D’un autre côté, les professeurs et directions des écoles reprochent aux élèves de dégrader ces lieux d’aisance. L’espace échappant à la surveillance des adultes, il est un lieu de transgression. «Les enfants ont une part de responsabilité dans l’aspect repoussant des toilettes. Un certain nombre d’entre eux expriment leur malaise, leur colère, leur souffrance en se soulageant dans les toilettes directement contre l’école», écrit Sophie Liebman, enseignante et autrice d’une thèse sur la problématique des sanitaires à l’école.

«Il y a un cercle vicieux entre les élèves et la direction des écoles. Les élèves ont l’impression qu’on ne leur fait pas confiance et que les toilettes ne sont pas entretenues, et à l’inverse les professeurs accusent les élèves de ne pas respecter les toilettes», renchérit Nora Urriagli. Ce pourquoi «Ne Tournons pas autour du pot!» favorise les projets de rénovation impliquant les élèves: «Lorsque les élèves deviennent acteurs de leurs propres toilettes, il y a un respect de l’espace et de ceux qui les occupent».

«Les toilettes sont souvent beaucoup mieux conservées et dans un meilleur état lorsqu’il y a une démarche participative», souligne Solayman Laqdim, le délégué général aux droits de l’enfant. S’il reconnaît que la situation avance grâce au programme «Ne tournons pas autour du pot!», «il y a toujours urgence à agir, c’est une question de droit fondamental. Je ne pense pas que les adultes accepteraient de telles conditions sur leur lieu de travail. Il faut questionner le rapport au corps au sein de la société, et la manière dont l’école fonctionne, c’est une institution qui peut-être totalisante, où tout est règlementé», martèle-t-il.

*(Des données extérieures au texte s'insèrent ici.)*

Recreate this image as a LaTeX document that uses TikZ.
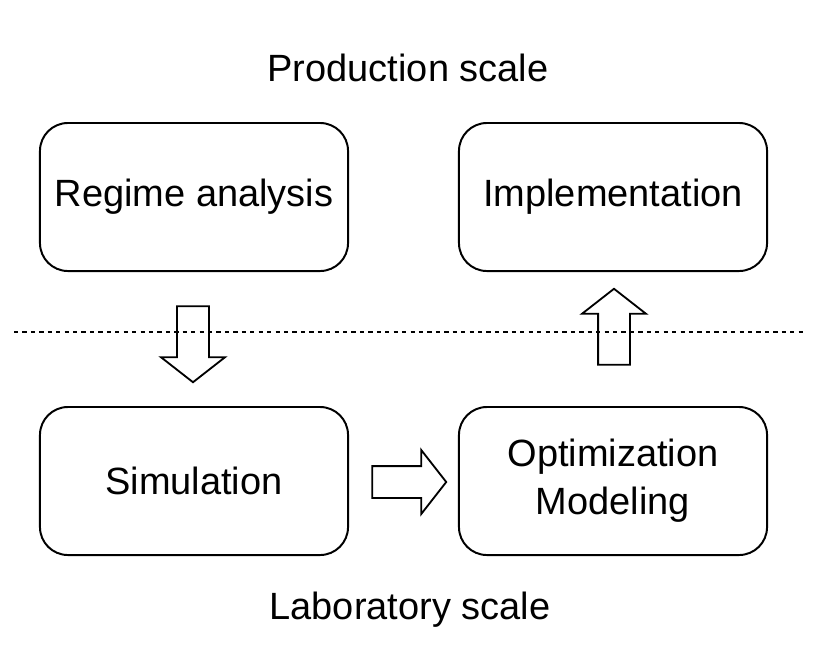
\documentclass[tikz,border=0pt]{standalone}
\usepackage{fontspec}
\setmainfont{Liberation Sans}
\usetikzlibrary{shapes.arrows}

\tikzset{
  stage/.style={draw, rounded corners=0.7cm, line width=1.4pt, minimum width=7.7cm, minimum height=3.7cm, align=center, font=\fontsize{27}{34}\selectfont},
  blockarrow/.style={single arrow, draw, line width=1.3pt, minimum height=1.9cm, minimum width=1.55cm, single arrow head extend=0.4cm, single arrow tip angle=104, inner xsep=0pt, inner ysep=0.375cm},
  scale label/.style={font=\fontsize{27}{33}\selectfont}
}

\begin{document}
\begin{tikzpicture}[x=0.025cm,y=-0.025cm]
  \useasboundingbox (0,0) rectangle (840,654);
  % Boxes
  \node[stage] (regime) at (194,197) {Regime analysis};
  \node[stage] (impl) at (613,197) {Implementation};
  \node[stage] (sim) at (194,481) {Simulation};
  \node[stage] (opt) at (613,481) {Optimization\\Modeling};

  % Scale labels
  \node[scale label] (prod) at (408,68) {Production scale};
  \node[scale label] (lab) at (410,610) {Laboratory scale};

  % Dashed divider
  \coordinate (dl) at (14,332);
  \coordinate (dr) at (806,332);
  \draw[dashed, line width=0.8pt] (dl) -- (dr);

  % Block arrows
  \node[blockarrow, rotate=-90] (down) at (193,338) {};
  \node[blockarrow, rotate=90] (up) at (614,333) {};
  \node[blockarrow, minimum height=1.85cm] (right) at (403,482) {};
\end{tikzpicture}
\end{document}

Un désintérêt du politique?

«Dans les pays occidentaux, le sujet des toilettes publiques n’est pas pris au sérieux. Les responsables politiques qui s’y intéresseraient courraient le risque d’être moqués pour ne pas se focaliser sur des sujets plus nobles (…) Ils ont peur, à juste titre sans doute, de voir leur carrière interrompue parce qu’ils auraient mis l’accent sur ce sujet qui touche aux fonctions humaines les plus basiques. Je pense que c’est la première raison de ce désintérêt», expliquait dans un entretien au Vif le sociologue Julien Damon.

«On a beau essayer de faire bouger les choses, il n’y a pas d’évolution», regrette Coraline Duwelz. «La ministre de l’Education de l’époque nous a entendus mais peu de changement ont été observés. Le CEF a relancé la ministre actuelle, Valérie Glatigny, qui se rend bien compte que le problème est toujours d’actualité».

«Plus de 2 millions d’euros ont été injectés dans la rénovation des sanitaires des établissements scolaires de tous les niveaux d’enseignement depuis 2017», répond le cabinet de Valérie Glatigny. «La rénovation des WC est une compétence d’Elisabeth Degryse (Ministre-Présidente de la Fédération Wallonie-Bruxelles), via les bâtiments scolaires. Un milliard d’euros a été consacré, en plus des fonds classiques, sous la précédente législature, à la rénovation des bâtiments scolaires, en ce compris les toilettes. C’est un chantier d’ampleur et cela prend du temps. Les effets ne sont donc peut-être pas encore visibles». Par ailleurs, le ministère de l’Education subventionne le programme du Fonds BYX depuis plusieurs années. «Cette année, nous avons octroyé une nouvelle subvention de 278.000 euros au projet BYX».